As I posted earlier, Yahoo’s claim of indexing more than 20 billion items ruffled more than a few feathers across the web, and nowhere more distinctly than at Google. I spent an hour or so on the phone with a group of Google folks, and they shared a lot of information about how they measure index size, how they deal with issues of duplicate URLs and documents, and why they are baffled by Yahoo’s claim.
I am still reporting this story, so a longer post is forthcoming, but an update at the end of the day is worth penning.
First of all, I agreed to review some of the Google information on background, agreeing not to disclose it save with permission. (I agreed to this only if I could tell you all that I did in fact agree to it). I am still digesting what Google had to say, and the information they sent me, but it did leave a distinct set of questions percolating in my mind, questions that I plan to speak to Yahoo about (Yahoo has agreed to talk as well, we just haven’t had time yet).
In any case, the lead really is this: I asked Google to go on the record with their concerns about Yahoo’s index and whether they believed the news was in fact accurate, and Google agreed. The quote, which I can only attribute at this point to a “Google spokesperson,” is as follows:
“Our scientists are not seeing the increase claimed in the Yahoo! index. The data we have doesn’t support the 19.2 (billion page) claim and we’re confused by that.”
Now, the size of an index is only one part of the equation of what makes a good search engine – relevance, speed, UI, and other factors are also critical, but when it comes to comprehensiveness (size), Google has been king pretty much since day one, save a couple of short lapses with FAST in 2002 and another in 03, as I recall, with Yahoo (briefly). The company has always trumpeted its size on its home page, and Yahoo’s announcement had to come as a slap in the face. Down to the presumptive specificity of the pronouncement on their home page since 2000 – “searching 8,168,684,336 web pages” – Google set the tone for all future “size matter” battles.

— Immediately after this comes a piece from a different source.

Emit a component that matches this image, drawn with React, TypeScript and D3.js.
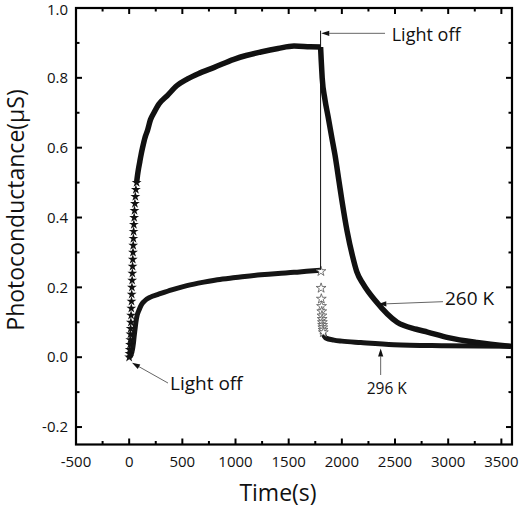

I plan a longer post on this, as I said, but there are some tantalizing examples (I will add some in the next post) that one might expect would yield significantly different results between Yahoo and Google, given Yahoo’s massive new size, but don’t. The math, in essence, seems not to be adding up. At least, that is what the Google scientists are saying. But then again, I am not a mathematician, and there are always at least two sides to the story. So stay tuned and we’ll see how this one plays out…
(I must say, this calls for a benchmark/standard for measurement that might makes all of this moot…)